L’attacco alle banche e ad alcuni siti di trasporto, ma nel mirino degli hacker filorussi Noname057(16) sono finiti anche i siti di alcuni media. I disagi e i disservizi registrati sono stati limitati. “Si tratta di azioni dimostrative, che mirano più che altro ad ottenere visibilità, non danneggiano l’infrastruttura. E non è solo l’Italia bersagliata, ma periodicamente anche altri Paesi dell’arco occidentale che sostengono l’Ucraina”, spiegano all’Ansa dalla Polizia postale che sta intervenendo in supporto. Mobilitata anche l’Agenzia per la cybersicurezza nazionale, che ha avvisato i ‘bersaglì dell’offensiva in atto invitandoli ad innalzare le difese.

L’arma usata dalla crew filo-Mosca è sempre la stessa, il Ddos (Distributed denial of service): l’invio, cioè, di un’enorme quantità di richieste al sito web obiettivo, che non è in grado di gestirle e quindi di funzionare correttamente. I Noname scelgono il bersaglio e poi invitano altri attivisti chat ad imitarli, moltiplicando la portata dell’attacco.
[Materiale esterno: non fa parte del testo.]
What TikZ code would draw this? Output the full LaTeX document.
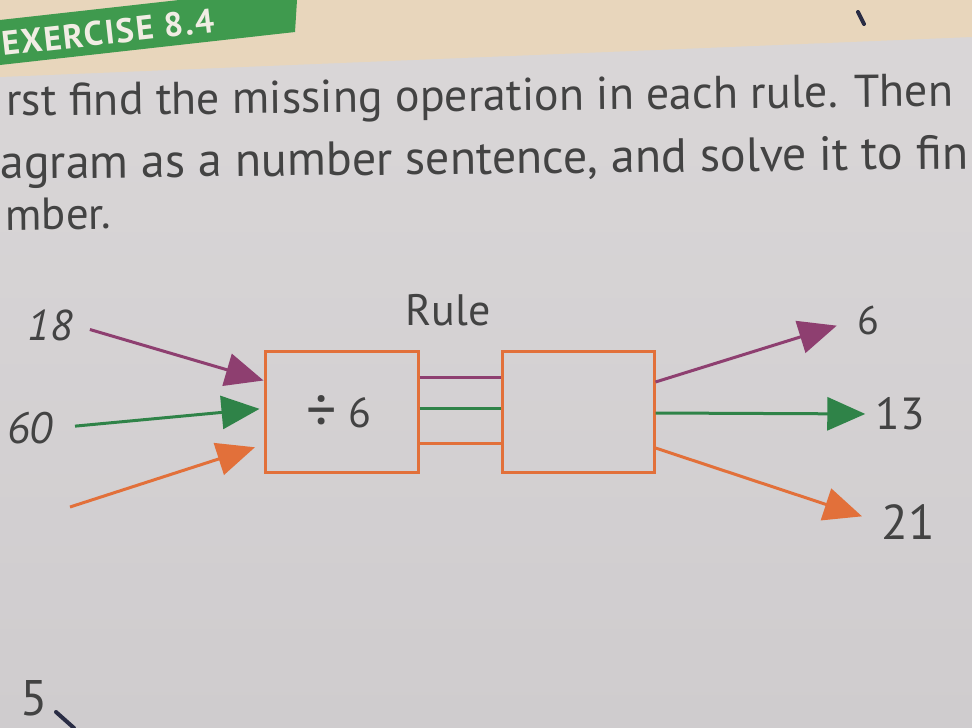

Il tutto viene rivendicato sul canale Telegram, come al solito in modo ironico, con l’immagine di un orso (che simboleggia la Russia) e del sito colpito.

La campagna attuale – ce ne sono state altre negli ultimi mesi – è stata annunciata lunedì scorso con un post contro “l’adorazione dell’idolo Ukronazi nei russofobici Paesi dell’Occidente”, citando il recente incontro alla Casa Bianca tra il presidente Usa, Joe Biden e la premier Giorgia Meloni, con la conferma del sostegno italiano a Kiev. Mercoledì mattina la terza ondata, intercettata – come nei casi precedenti – dagli esperti dell’Agenzia cyber, che hanno allertato gli obiettivi e fornito loro istruzioni specifiche per mitigare gli effetti. Si sono mossi quindi il Centro nazionale anticrimine informatico per la protezione delle infrastrutture critiche della Polizia postale ed i Centri operativi per la sicurezza cibernetica sul territorio in supporto ai tecnici delle società interessate per il ripristino dei sistemi informatici essenziali e per acquisire dati utili alla ricostruzione degli eventi. Oltre ad alcuni siti giornalistici, sono stati presi di mira il Comune di Palermo, il portale trasparenza della Regione Sicilia, la Sogea di Palermo, la Banca Credem e Banco popolare di Bari.